Adam Walsh Reauthorization Act of 2017
(Sec. 2) This bill amends the Sex Offender Registration and Notification Act to reauthorize through FY2022 the Sex Offender Management Assistance program.
(Sec. 3) The bill reauthorizes through FY2022 the activities of the U.S. Marshals Service to locate and apprehend sex offenders who violate sex offender registration requirements.
(Sec. 4) It reduces from 25 years to 15 years the required registration period for certain juvenile delinquent sex offenders who maintain a clean record.
(Sec. 5) It allows a state, Indian tribe, or territory to exempt from disclosure on a public website information about juvenile delinquent sex offenders.
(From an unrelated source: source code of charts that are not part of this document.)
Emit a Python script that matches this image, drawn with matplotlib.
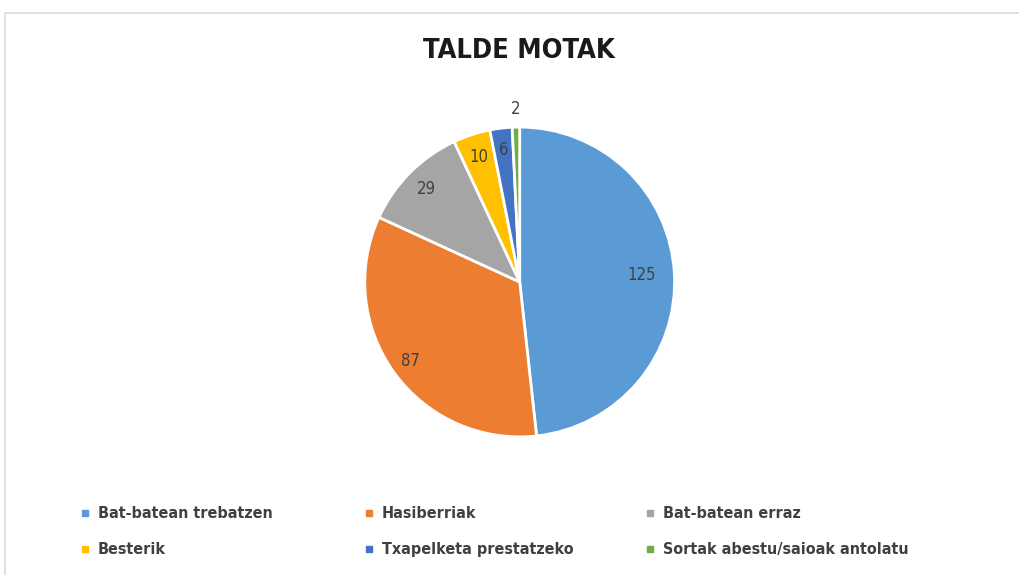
import numpy as np
import matplotlib
matplotlib.use("Agg")
import matplotlib.pyplot as plt
from matplotlib.lines import Line2D
from matplotlib.patches import Rectangle

plt.rcParams['font.family'] = ['DejaVu Sans']
plt.rcParams['font.stretch'] = 'condensed'

categories = ["Bat-batean trebatzen", "Hasiberriak", "Bat-batean erraz",
              "Besterik", "Txapelketa prestatzeko", "Sortak abestu/saioak antolatu"]
values = [125, 87, 29, 10, 6, 2]
colors = ["#5B9BD5", "#ED7D31", "#A5A5A5", "#FFC000", "#4472C4", "#70AD47"]
# distance of each value label from the centre (fraction of radius)
label_r = [0.79, 0.87, 0.85, 0.85, 0.86, 1.12]

fig = plt.figure(figsize=(10.19, 5.75), dpi=100)
fig.patch.set_facecolor("white")

# chart frame like the spreadsheet chart area
fig.add_artist(Rectangle((5 / 1019, -0.05), 1.1, 1 - 13 / 575 + 0.05,
                         transform=fig.transFigure, fill=False,
                         edgecolor="#d9d9d9", linewidth=1.2))

fig.text(0.509, 1 - 51 / 575, "TALDE MOTAK", ha="center", va="center",
         fontsize=19.5, fontweight="bold", color="#1a1a1a")

ax = fig.add_axes([0.510 - 0.152, 0.5096 - 0.2695, 0.304, 0.539])
wedges, _ = ax.pie(values, colors=colors, startangle=90, counterclock=False,
                   wedgeprops=dict(edgecolor="white", linewidth=2))
ax.set_xlim(-1, 1)
ax.set_ylim(-1, 1)
ax.set_aspect("equal")

for w, v, r in zip(wedges, values, label_r):
    ang = np.deg2rad((w.theta1 + w.theta2) / 2)
    ax.text(r * np.cos(ang), r * np.sin(ang), str(v), ha="center", va="center",
            fontsize=12, color="#404040", clip_on=False)

# legend: three columns of two rows
col_x = [66 / 1019, 350 / 1019, 631 / 1019]
for c in range(3):
    idx = [c, c + 3]
    handles = [Line2D([], [], marker="s", linestyle="none", markersize=5,
                      markerfacecolor=colors[i], markeredgecolor=colors[i]) for i in idx]
    leg = fig.legend(handles, [categories[i] for i in idx], loc="upper left",
                     bbox_to_anchor=(col_x[c], 1 - 492 / 575), frameon=False,
                     handlelength=0.6, handletextpad=0.5, labelspacing=1.3,
                     prop=dict(size=11.5, weight="bold", stretch="condensed"),
                     labelcolor="#404040")

fig.savefig("out.png", dpi=100)
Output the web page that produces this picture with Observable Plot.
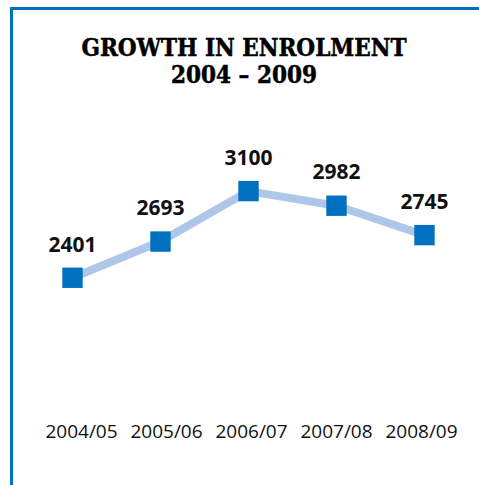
<!DOCTYPE html>
<html>
<head>
<meta charset="utf-8">
<script src="https://cdn.jsdelivr.net/npm/d3@7"></script>
<script src="https://cdn.jsdelivr.net/npm/@observablehq/plot@0.6"></script>
<style>
  html, body { margin: 0; padding: 0; background: #fff; }
  #wrap { position: relative; width: 479px; height: 485px; overflow: hidden; background: #fff; }
  #topline { position: absolute; left: 10px; top: 7px; width: 469px; height: 2.5px; background: #0070c0; }
  #leftline { position: absolute; left: 10px; top: 7px; width: 3px; height: 478px; background: #0070c0; }
  .title { position: absolute; left: 0; width: 488px; text-align: center; font-family: "DejaVu Serif Condensed", "DejaVu Serif", serif; font-weight: bold; color: #000; line-height: 1; -webkit-text-stroke: 0.5px #000; }
  #t1 { top: 36px; font-size: 24px; }
  #t2 { top: 63px; font-size: 24px; }
  #chart, #axis { position: absolute; left: 0; }
  #chart { top: 0; }
  #axis { top: 424px; }
</style>
</head>
<body>
<div id="wrap">
  <div id="topline"></div>
  <div id="leftline"></div>
  <div class="title" id="t1">GROWTH IN ENROLMENT</div>
  <div class="title" id="t2">2004 – 2009</div>
  <div id="chart"></div>
  <div id="axis"></div>
</div>
<script>
const years = ["2004/05", "2005/06", "2006/07", "2007/08", "2008/09"];
const enrolment = [2401, 2693, 3100, 2982, 2745];

const data = years.map((y, i) => ({year: y, value: enrolment[i]}));

const chart = Plot.plot({
  width: 479,
  height: 400,
  marginLeft: 71,
  marginRight: 54,
  marginTop: 141,
  marginBottom: 73,
  style: {background: "transparent", overflow: "visible"},
  x: {type: "point", domain: years, padding: 0, axis: null},
  y: {domain: [2000, 3500], axis: null},
  marks: [
    Plot.line(data, {x: "year", y: "value", stroke: "#aec6e8", strokeWidth: 8}),
    Plot.dot(data, {x: "year", y: "value", symbol: "square", r: 11.5, fill: "#0070c0", stroke: "none"}),
    Plot.text(data, {x: "year", y: "value", text: d => String(d.value), dy: -33, fontSize: 21, fontWeight: "bold", fontFamily: "Open Sans", fill: "#111"})
  ]
});
document.getElementById("chart").appendChild(chart);

const axis = Plot.plot({
  width: 479,
  height: 40,
  marginLeft: 81,
  marginRight: 58,
  marginTop: 0,
  marginBottom: 40,
  style: {background: "transparent", overflow: "visible"},
  x: {type: "point", domain: years, padding: 0},
  marks: [
    Plot.axisX({anchor: "top", tickSize: 0, tickPadding: 0, fontSize: 19, fontFamily: "Open Sans", fill: "#111", label: null, lineAnchor: "top"})
  ]
});
document.getElementById("axis").appendChild(axis);
</script>
</body>
</html>
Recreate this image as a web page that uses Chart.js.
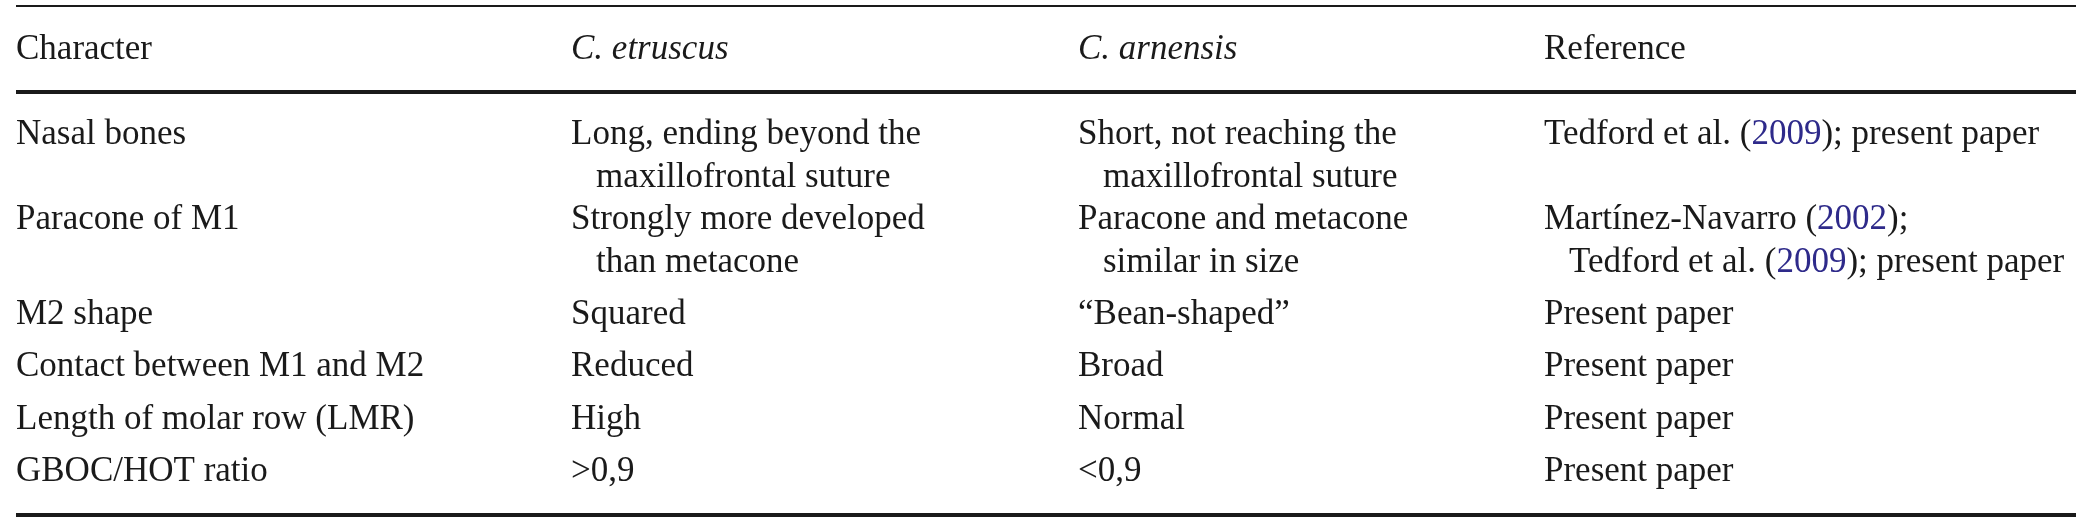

(Sec. 6) The bill specifies how to calculate the allocation of Byrne Memorial Justice Assistance Grant (JAG) program funds for local governments after a state's JAG funds are reduced for failure to comply with sex offender registration and notification standards.
(Sec. 7) It amends the Adam Walsh Child Protection and Safety Act of 2006 to require the Department of Justice (DOJ) to include additional data in its annual report on the enforcement of sex offender registration requirements.
(Sec. 8) The bill amends the federal criminal code to broaden the duties of probation and pretrial services officers to include, when directed by a court, supervision of a sex offender conditionally released from civil commitment subject to court-ordered compliance with a prescribed regimen of medical, psychiatric, or psychological treatment.
(Sec. 9) It extends the statute of limitations for a minor victim of a federal sex offense to file a civil action to 10 years (currently, 3 years) from the date such individual reaches age 18.
(Sec. 10) It authorizes DOJ to provide technical assistance to tribal governments to promote access to federal criminal information databases. DOJ's Working Capital Fund may be reimbursed by federally recognized tribes for such technical assistance.
(Sec. 11) The bill allows a state, Indian tribe, or territory to establish an alternative method for a registered sex offender to comply with the in-person verification requirement. DOJ must approve an alternative verification method before it is implemented. (Sec. 12) It limits the aggravated sex abuse offenses that trigger sex offender registration requirements for a juvenile at least 14 years old who is adjudicated delinquent for a comparable or more severe sex offense. (Sec. 13) The National Institute of Justice must report to Congress on the public safety impact, recidivism, and collateral consequences of long-term registration of juvenile sex offenders.